··· Extracted entries ···
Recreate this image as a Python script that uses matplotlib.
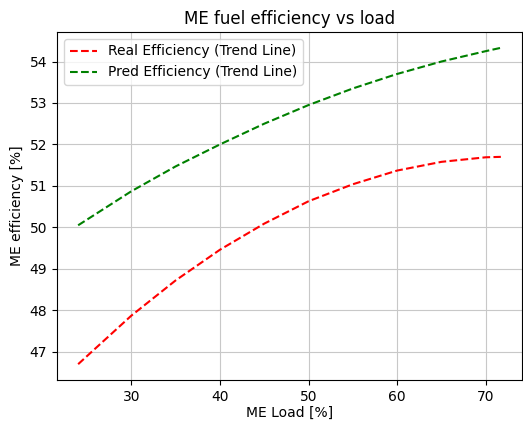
import matplotlib
matplotlib.use("Agg")
import matplotlib.pyplot as plt

# ME load [%] and trend-line efficiencies [%]
load = [24.0, 30.0, 35.0, 40.0, 45.0, 50.0, 55.0, 60.0, 65.0, 70.0, 71.7]
real_eff = [46.70, 47.87, 48.72, 49.46, 50.09, 50.63, 51.04, 51.37, 51.58, 51.69, 51.70]
pred_eff = [50.05, 50.87, 51.47, 52.00, 52.50, 52.95, 53.35, 53.70, 54.00, 54.25, 54.33]

fig = plt.figure(figsize=(5.23, 4.21), dpi=100)
ax = fig.add_axes([57 / 523, 1 - 380 / 421, 465 / 523, 348 / 421])
ax.plot(load, real_eff, "r--", label="Real Efficiency (Trend Line)")
ax.plot(load, pred_eff, "g--", label="Pred Efficiency (Trend Line)")
ax.set_title("ME fuel efficiency vs load")
ax.set_xlabel("ME Load [%]", labelpad=1.5)
ax.set_ylabel("ME efficiency [%]")
ax.grid(True, color="#c8c8c8")
ax.legend(loc="upper left")
fig.savefig("out.png", dpi=100)
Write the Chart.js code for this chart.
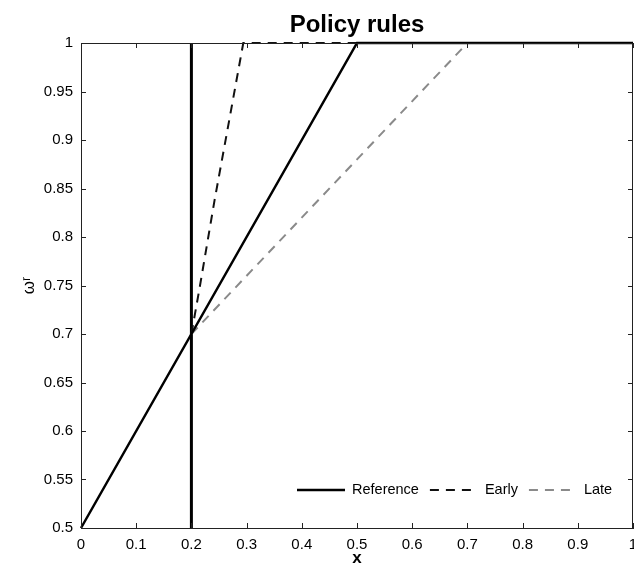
<!DOCTYPE html>
<html lang="en">
<head>
    <meta charset="UTF-8">
    <title>Policy rules</title>
    <script src="https://cdn.jsdelivr.net/npm/chart.js@4/dist/chart.umd.min.js"></script>
    <style>
        html, body { margin: 0; padding: 0; background: #fff; }
        #wrap { width: 634px; height: 571px; }
    </style>
</head>
<body>
    <div id="wrap"><canvas id="chart1"></canvas></div>
    <script>
        // policy rule curves
        const refX = [0, 0.5, 1];
        const refY = [0.5, 1, 1];
        const earlyX = [0.2, 0.215, 0.242, 0.27, 0.294, 1];
        const earlyY = [0.7, 0.748, 0.838, 0.925, 1, 1];
        const lateX = [0.2, 0.7, 1];
        const lateY = [0.7, 1, 1];
        const cutX = [0.2, 0.2];
        const cutY = [0.5, 1];

        const xTicks = [0, 0.1, 0.2, 0.3, 0.4, 0.5, 0.6, 0.7, 0.8, 0.9, 1];
        const yTicks = [0.5, 0.55, 0.6, 0.65, 0.7, 0.75, 0.8, 0.85, 0.9, 0.95, 1];
        const title = "Policy rules";

        const pts = (xs, ys) => xs.map((x, i) => ({x: x, y: ys[i]}));
        const FONT = "'Liberation Sans', Arial, sans-serif";

        // box + inward ticks + legend + title over the plot, matlab style
        const frame = {
            id: 'frame',
            afterDraw(chart) {
                const ctx = chart.ctx;
                const a = chart.chartArea;
                const sx = chart.scales.x, sy = chart.scales.y;
                ctx.save();
                ctx.strokeStyle = '#222';
                ctx.lineWidth = 1;
                ctx.strokeRect(a.left + 0.5, a.top + 0.5, a.right - a.left - 1, a.bottom - a.top);
                ctx.beginPath();
                xTicks.forEach(v => {
                    const p = Math.round(sx.getPixelForValue(v)) + 0.5;
                    ctx.moveTo(p, a.bottom); ctx.lineTo(p, a.bottom - 5);
                    ctx.moveTo(p, a.top); ctx.lineTo(p, a.top + 5);
                });
                yTicks.forEach(v => {
                    const p = Math.round(sy.getPixelForValue(v)) + 0.5;
                    ctx.moveTo(a.left, p); ctx.lineTo(a.left + 5, p);
                    ctx.moveTo(a.right, p); ctx.lineTo(a.right - 5, p);
                });
                ctx.stroke();

                // title centred on the axes
                ctx.fillStyle = '#000';
                ctx.font = 'bold 24px ' + FONT;
                ctx.textAlign = 'center';
                ctx.textBaseline = 'middle';
                ctx.fillText(title, (a.left + a.right) / 2, a.top - 18);

                // legend
                ctx.font = '14.5px ' + FONT;
                ctx.textAlign = 'left';
                let x = a.left + 216;
                const y = a.bottom - 38;
                chart.data.datasets.filter(d => d.label).forEach(d => {
                    ctx.beginPath();
                    ctx.strokeStyle = d.borderColor;
                    ctx.lineWidth = d.borderWidth;
                    ctx.setLineDash(d.borderDash || []);
                    ctx.moveTo(x, y); ctx.lineTo(x + 48, y);
                    ctx.stroke();
                    ctx.setLineDash([]);
                    ctx.fillText(d.label, x + 55, y);
                    x += 55 + ctx.measureText(d.label).width + 11;
                });
                ctx.restore();
            }
        };

        new Chart("chart1", {
            type: "scatter",
            data: {
                datasets: [{
                    label: "Reference",
                    data: pts(refX, refY),
                    showLine: true,
                    clip: 4,
                    borderColor: "#000",
                    borderWidth: 2.5,
                    pointRadius: 0
                }, {
                    label: "Early",
                    data: pts(earlyX, earlyY),
                    showLine: true,
                    clip: 4,
                    borderColor: "#111",
                    borderWidth: 2,
                    borderDash: [9, 7],
                    pointRadius: 0
                }, {
                    label: "Late",
                    data: pts(lateX, lateY),
                    showLine: true,
                    clip: 4,
                    borderColor: "#8a8a8a",
                    borderWidth: 2,
                    borderDash: [9, 7],
                    pointRadius: 0
                }, {
                    label: "",
                    data: pts(cutX, cutY),
                    showLine: true,
                    clip: 4,
                    borderColor: "#000",
                    borderWidth: 3,
                    pointRadius: 0
                }]
            },
            options: {
                responsive: true,
                maintainAspectRatio: false,
                animation: false,
                layout: { padding: { left: 0, right: 1, top: 43, bottom: 0 } },
                plugins: {
                    legend: { display: false },
                    tooltip: { enabled: false }
                },
                scales: {
                    x: {
                        type: "linear",
                        min: 0,
                        max: 1,
                        afterBuildTicks: s => { s.ticks = xTicks.map(v => ({value: v})); },
                        afterFit: s => { s.height = 43; s.paddingRight = 0; },
                        grid: { display: false },
                        border: { display: true, color: "#222" },
                        ticks: {
                            color: "#000",
                            padding: 0,
                            maxRotation: 0,
                            font: { family: FONT, size: 15 },
                            callback: v => String(Number(v.toFixed(2)))
                        },
                        title: {
                            display: true,
                            text: "x",
                            color: "#000",
                            font: { family: FONT, size: 17, weight: "bold" },
                            padding: { top: 0, bottom: 2 }
                        }
                    },
                    y: {
                        type: "linear",
                        min: 0.5,
                        max: 1,
                        afterBuildTicks: s => { s.ticks = yTicks.map(v => ({value: v})); },
                        afterFit: s => { s.width = 81; },
                        grid: { display: false },
                        border: { display: true, color: "#222" },
                        ticks: {
                            color: "#000",
                            padding: 0,
                            font: { family: FONT, size: 15 },
                            callback: v => String(Number(v.toFixed(2)))
                        },
                        title: {
                            display: true,
                            text: "ωʳ",
                            color: "#000",
                            font: { family: FONT, size: 17 },
                            padding: { top: 19, bottom: 0 }
                        }
                    }
                }
            },
            plugins: [frame]
        });
    </script>
</body>
</html>
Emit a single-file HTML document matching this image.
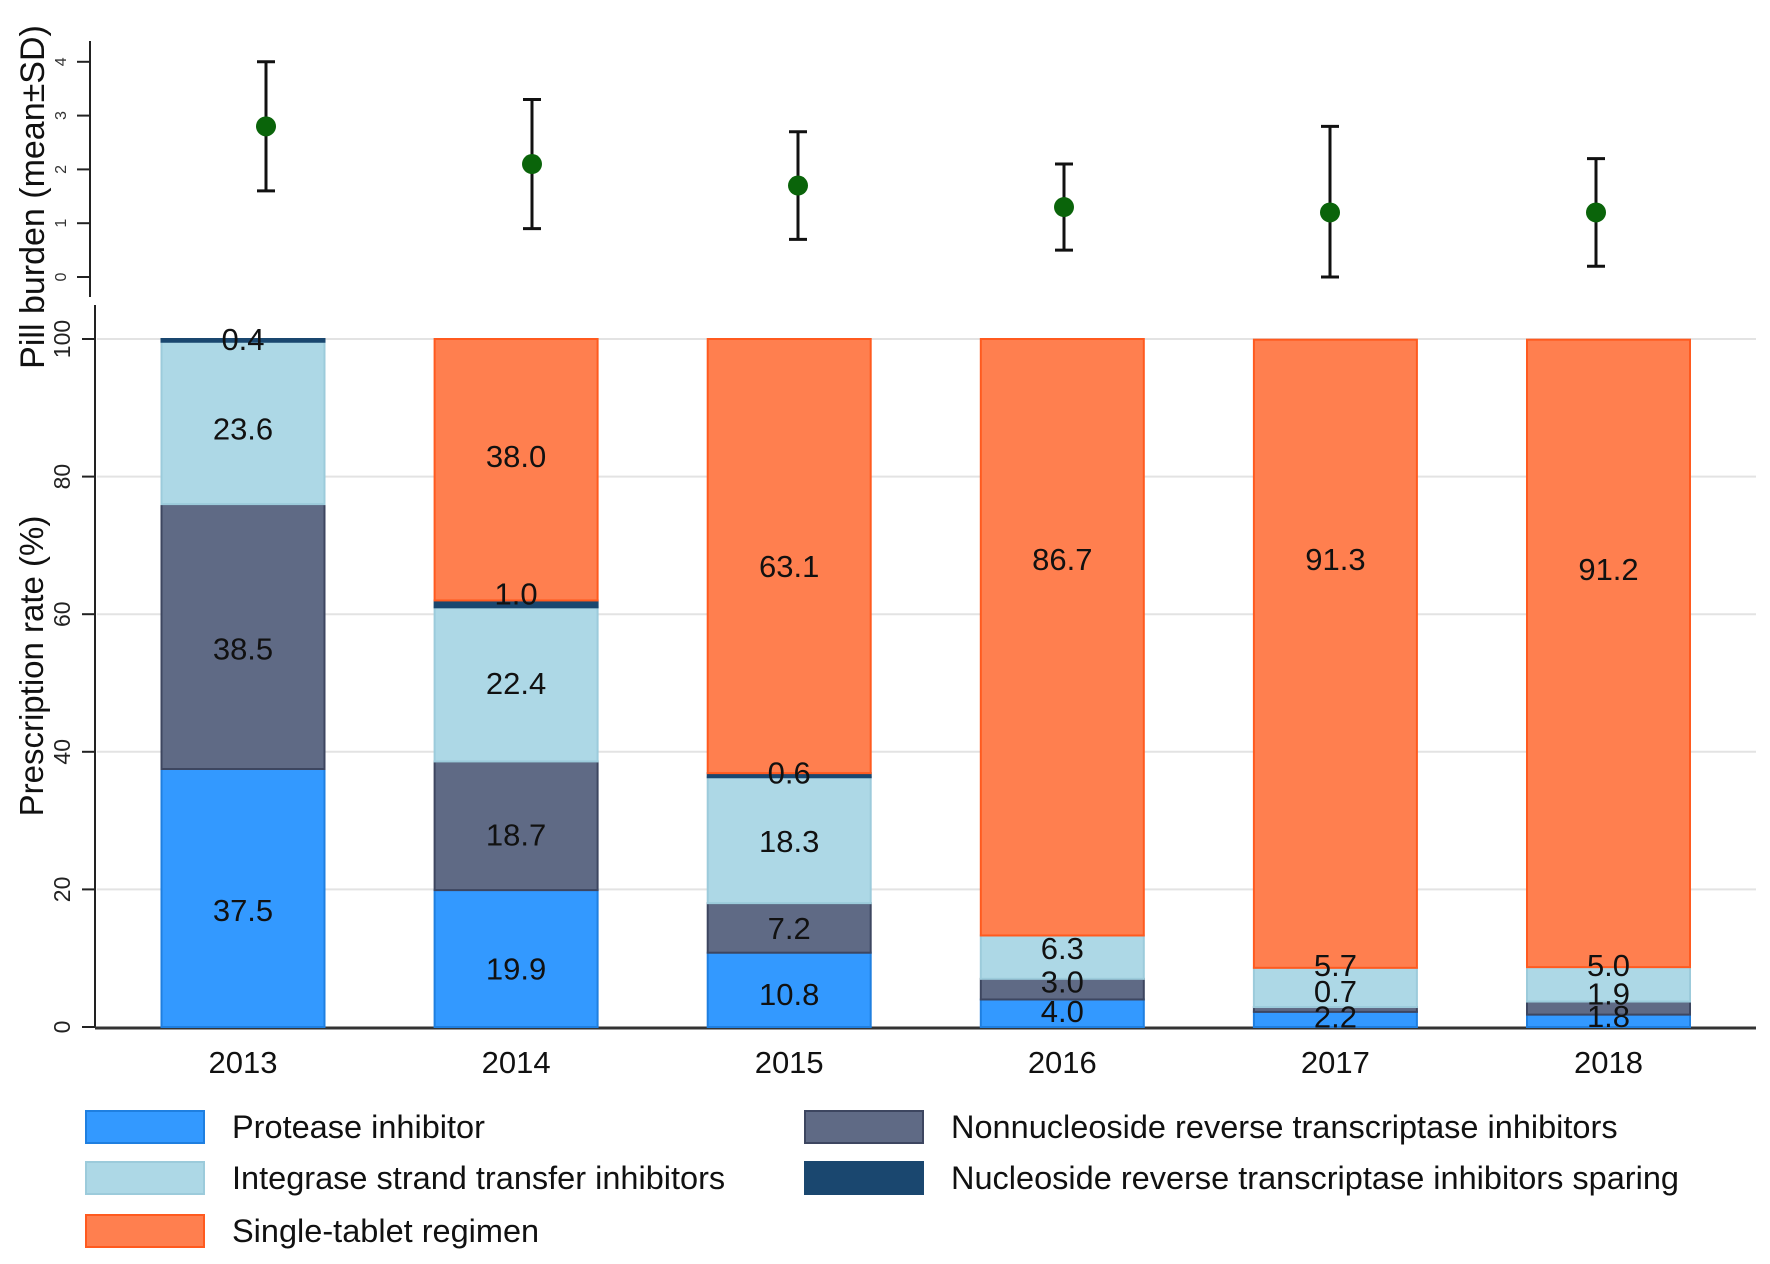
···
Exercise requirements: Copy nothing but the lines from the top of the material through the line holding "import matplotlib.pyplot as plt", exactly as written; omit pictures.

Answer below:
Recreate this image as a Python script that uses matplotlib.
import matplotlib
matplotlib.use("Agg")
import matplotlib.pyplot as plt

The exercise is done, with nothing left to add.